# Start of RECORDS PROVIDED

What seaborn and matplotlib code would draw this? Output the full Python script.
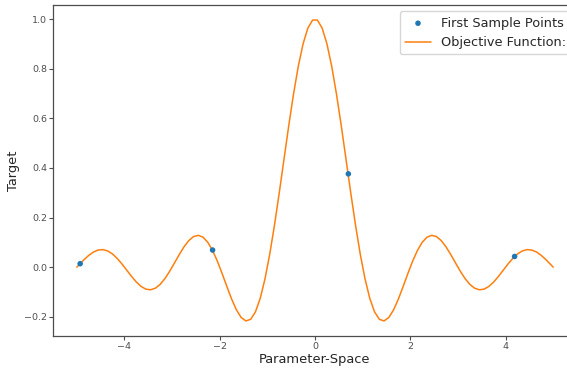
import matplotlib
matplotlib.use("Agg")
import matplotlib.pyplot as plt
import seaborn as sns
import numpy as np
import pandas as pd

### objective function (it is symmetric around 0)
X_HALF = [0.05, 0.15, 0.25, 0.35, 0.45, 0.55, 0.65, 0.75, 0.85, 0.95,
          1.05, 1.15, 1.25, 1.35, 1.45, 1.55, 1.65, 1.75, 1.85, 1.95,
          2.05, 2.15, 2.25, 2.35, 2.45, 2.55, 2.65, 2.75, 2.85, 2.95,
          3.05, 3.15, 3.25, 3.35, 3.45, 3.55, 3.65, 3.75, 3.85, 3.95,
          4.05, 4.15, 4.25, 4.35, 4.45, 4.55, 4.65, 4.75, 4.85, 4.95, 5.0]
Y_HALF = [0.9959, 0.9634, 0.9003, 0.8103, 0.6987, 0.5716, 0.4363, 0.3001, 0.1700, 0.0524,
          -0.0474, -0.1257, -0.1801, -0.2101, -0.2168, -0.2028, -0.1719, -0.1286, -0.0781, -0.0255,
          0.0243, 0.0672, 0.1000, 0.1207, 0.1283, 0.1233, 0.1070, 0.0819, 0.0507, 0.0169,
          -0.0163, -0.0459, -0.0693, -0.0847, -0.0911, -0.0886, -0.0777, -0.0600, -0.0375, -0.0126,
          0.0123, 0.0348, 0.0530, 0.0652, 0.0707, 0.0691, 0.0610, 0.0474, 0.0298, 0.0101, 0.0]

### first sample points
SAMPLE_X = [-4.93, -2.15, 0.70, 4.19]
SAMPLE_Y = [0.014, 0.069, 0.376, 0.043]

sns.set_style("ticks", {"axes.edgecolor": "0.3", "xtick.color": "0.3",
                        "ytick.color": "0.3", "text.color": "0.15",
                        "axes.labelcolor": "0.15"})

curve = pd.DataFrame({
    "x": [-v for v in X_HALF[::-1]] + X_HALF,
    "y": Y_HALF[::-1] + Y_HALF,
})
samples = pd.DataFrame({"x": SAMPLE_X, "y": SAMPLE_Y})

fig = plt.figure(figsize=(5.67, 3.70), dpi=100)
# axes runs a little past the right edge, like the cropped original
ax = fig.add_axes([53 / 567, 34 / 370, 524 / 567, 331 / 370])

sns.scatterplot(data=samples, x="x", y="y", color="tab:blue", s=16,
                edgecolor="none", ax=ax, label="First Sample Points", zorder=3)
sns.lineplot(data=curve, x="x", y="y", color="tab:orange", linewidth=1.1,
             ax=ax, label="Objective Function:", sort=False)

ax.set_xlabel("Parameter-Space", fontsize=9.4, labelpad=2.0)
ax.set_ylabel("Target", fontsize=9.4, labelpad=3.0)
ax.tick_params(labelsize=6.8, length=2.9, pad=1.2, width=0.8)
ax.set_xticks([-4, -2, 0, 2, 4])
ax.set_yticks([-0.2, 0.0, 0.2, 0.4, 0.6, 0.8, 1.0])
ax.margins(x=0.05, y=0.05)
for sp in ax.spines.values():
    sp.set_linewidth(0.9)
ax.legend(loc="upper right", bbox_to_anchor=(1 + 1 / 524, 1.0),
          fontsize=9.3, frameon=True)

fig.savefig("out.png", dpi=100)
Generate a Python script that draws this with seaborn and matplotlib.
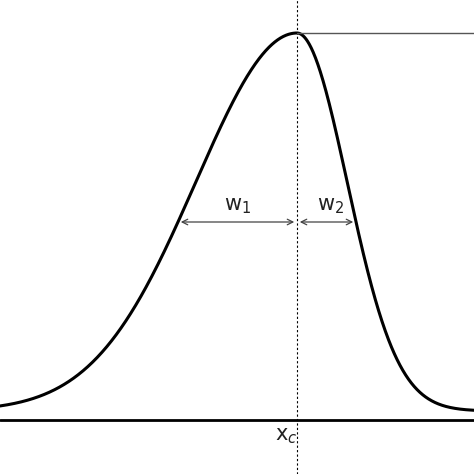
import numpy as np
import matplotlib.pyplot as plt
import seaborn as sns

# bi-Gaussian peak parameters (in plot units)
xc = 297
w1 = 119
w2 = 59
peak_height = 441
base_level = 63
axis_level = 54

sns.set_style("white")
plt.rcParams['font.family'] = ['DejaVu Sans']

x = np.linspace(0, 474, 1000)
s1 = w1 / np.sqrt(2 * np.log(2))
s2 = w2 / np.sqrt(2 * np.log(2))
sig = np.where(x < xc, s1, s2)
y = base_level + (peak_height - base_level) * np.exp(-(x - xc) ** 2 / (2 * sig ** 2))

fig = plt.figure(figsize=(4.74, 4.74), dpi=100)
ax = fig.add_axes([0, 0, 1, 1])
sns.lineplot(x=x, y=y, ax=ax, color='black', linewidth=2.2)
ax.axhline(axis_level, color='black', linewidth=2)
ax.axvline(xc, color='black', linestyle=(0, (2, 2)), linewidth=0.8)
ax.plot([xc, 474], [peak_height, peak_height], color='#555555', linewidth=1)

half = (peak_height + base_level) / 2
ax.annotate('', xy=(xc - w1, half), xytext=(xc, half),
            arrowprops=dict(arrowstyle='<->', color='#444444', lw=0.9))
ax.annotate('', xy=(xc, half), xytext=(xc + w2, half),
            arrowprops=dict(arrowstyle='<->', color='#444444', lw=0.9))
ax.text(xc - w1 / 2, half + 6, 'w$_1$', ha='center', va='bottom', fontsize=15, color='#222222')
ax.text(xc + w2 / 2 + 4, half + 6, 'w$_2$', ha='center', va='bottom', fontsize=15, color='#222222')
ax.text(xc - 11, axis_level - 6, 'x$_c$', ha='center', va='top', fontsize=15, color='#222222')

ax.set_xlim(0, 474)
ax.set_ylim(0, 474)
ax.axis('off')
fig.savefig('out.png', dpi=100)
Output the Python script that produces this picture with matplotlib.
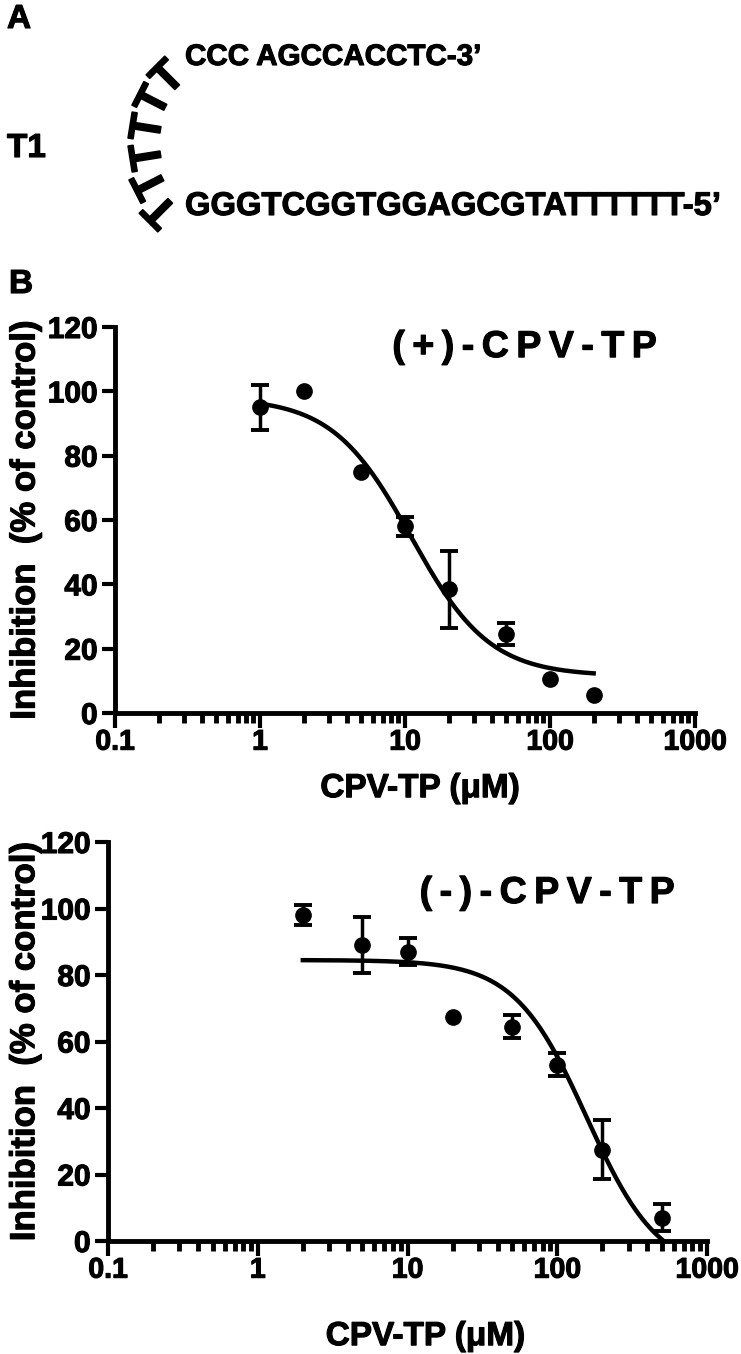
import numpy as np
import matplotlib
matplotlib.use('Agg')
import matplotlib.pyplot as plt
import matplotlib.patheffects as pe
from matplotlib.ticker import LogLocator, NullFormatter

W, H = 741, 1354

# datos
conc_plus = [1, 2, 5, 10, 20, 50, 100, 200]
inhib_plus = [95, 100, 75, 58, 38.5, 24.5, 10.5, 5.5]
sem_plus = [7, None, None, 3, 12, 3.5, None, None]
fit_plus = (98, 11.5, 11, 1.6)          # top, bottom, IC50, hill

conc_minus = [2, 5, 10, 20, 50, 100, 200, 500]
inhib_minus = [98, 89, 87, 67.5, 64.5, 53, 27.5, 7]
sem_minus = [3, 8.5, 4, None, 3.5, 3.5, 9, 4]
fit_minus = (84.5, -10, 157, 1.8)

x_ticks = [0.1, 1, 10, 100, 1000]
x_ticklabels = ['0.1', '1', '10', '100', '1000']
y_ticks = [0, 20, 40, 60, 80, 100, 120]

seq_top = 'CCC AGCCACCTC-3\u2019'
seq_bottom = 'GGGTCGGTGGAGCGTATTTTTT-5\u2019'
loop_letters = 'TTTTTT'

plt.rcParams['font.family'] = ['Liberation Sans', 'DejaVu Sans']
plt.rcParams['font.weight'] = 'bold'

heavy = [pe.withStroke(linewidth=0.8, foreground='black')]


def fxy(px, py):
    return px / W, 1 - py / H


def rect(left, right, top, bottom):
    return [left / W, 1 - bottom / H, (right - left) / W, (bottom - top) / H]


def four_pl(x, top, bottom, ic50, hill):
    return bottom + (top - bottom) / (1 + (x / ic50) ** hill)


def panel(ax, conc, inhib, sem, fit, title, title_pos, xlab_pos, ylab_x):
    xs = np.logspace(np.log10(conc[0]), np.log10(conc[-1]), 300)
    ax.plot(xs, four_pl(xs, *fit), color='black', lw=3.2, zorder=2)
    ex = [c for c, s in zip(conc, sem) if s is not None]
    ey = [v for v, s in zip(inhib, sem) if s is not None]
    es = [s for s in sem if s is not None]
    ax.errorbar(ex, ey, yerr=es, fmt='none', ecolor='black', elinewidth=2.5,
                capsize=6.5, capthick=2.8, zorder=3)
    ax.plot(conc, inhib, 'o', color='black', ms=11, zorder=4, clip_on=False)

    ax.set_xscale('log')
    ax.set_xlim(0.1, 1000)
    ax.set_ylim(0, 120)
    ax.set_xticks(x_ticks)
    ax.set_xticklabels(x_ticklabels)
    ax.xaxis.set_minor_locator(LogLocator(base=10, subs=range(2, 10)))
    ax.xaxis.set_minor_formatter(NullFormatter())
    ax.set_yticks(y_ticks)
    for s in ['top', 'right']:
        ax.spines[s].set_visible(False)
    for s in ['left', 'bottom']:
        ax.spines[s].set_linewidth(3.5)
    ax.tick_params(axis='x', which='major', length=11, width=3, pad=1, labelsize=20.5)
    ax.tick_params(axis='x', which='minor', length=7.5, width=3.5)
    ax.tick_params(axis='y', which='major', length=9.5, width=3, pad=3, labelsize=21.5)
    for lab in ax.get_xticklabels() + ax.get_yticklabels():
        lab.set_path_effects(heavy)

    ax.text(title_pos[0], title_pos[1], '\u2009'.join(title), transform=ax.transAxes,
            ha='center', va='baseline', fontsize=27, path_effects=heavy)
    ax.text(xlab_pos[0], xlab_pos[1], 'CPV-TP (\u03bcM)', transform=ax.transAxes,
            ha='center', va='baseline', fontsize=24, path_effects=heavy)
    ax.text(ylab_x, 0.5, 'Inhibition  (% of control)', transform=ax.transAxes,
            rotation=90, rotation_mode='anchor', ha='center', va='center',
            fontsize=25, path_effects=heavy)


fig = plt.figure(figsize=(W / 100, H / 100), dpi=100)

ax1 = fig.add_axes(rect(115, 695, 327, 713))
panel(ax1, conc_plus, inhib_plus, sem_plus, fit_plus, '(+)-CPV-TP',
      (0.706, 0.922), (0.526, -0.218), -0.155)

ax2 = fig.add_axes(rect(108, 707, 842, 1241))
panel(ax2, conc_minus, inhib_minus, sem_minus, fit_minus, '(-)-CPV-TP',
      (0.733, 0.847), (0.53, -0.261), -0.139)

# panel A
fig.text(*fxy(7, 28), 'A', fontsize=24, ha='left', va='baseline', path_effects=heavy)
fig.text(*fxy(9, 293), 'B', fontsize=24, ha='left', va='baseline', path_effects=heavy)
fig.text(*fxy(7, 157), 'T1', fontsize=24, ha='left', va='baseline', path_effects=heavy)
fig.text(*fxy(185, 65), seq_top, fontsize=21.3, ha='left', va='baseline',
         path_effects=heavy)
fig.text(*fxy(185, 215), seq_bottom, fontsize=23.6, ha='left', va='baseline',
         path_effects=heavy)

loop_pos = [(169, 79), (155, 102), (149, 128), (149, 156), (152, 183), (162, 209)]
for i, (ch, (px, py)) in enumerate(zip(loop_letters, loop_pos)):
    fig.text(*fxy(px, py), ch, fontsize=32, rotation=45 + 18 * i,
             rotation_mode='anchor', ha='center', va='center',
             path_effects=[pe.withStroke(linewidth=1.2, foreground='black')])

fig.savefig('out.png', dpi=100)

# End of RECORDS PROVIDED

_EXERCISE_
Identify and copy the lines holding the word "Python".

_TASK SOLUTION_
What seaborn and matplotlib code would draw this? Output the full Python script.
Generate a Python script that draws this with seaborn and matplotlib.
Output the Python script that produces this picture with matplotlib.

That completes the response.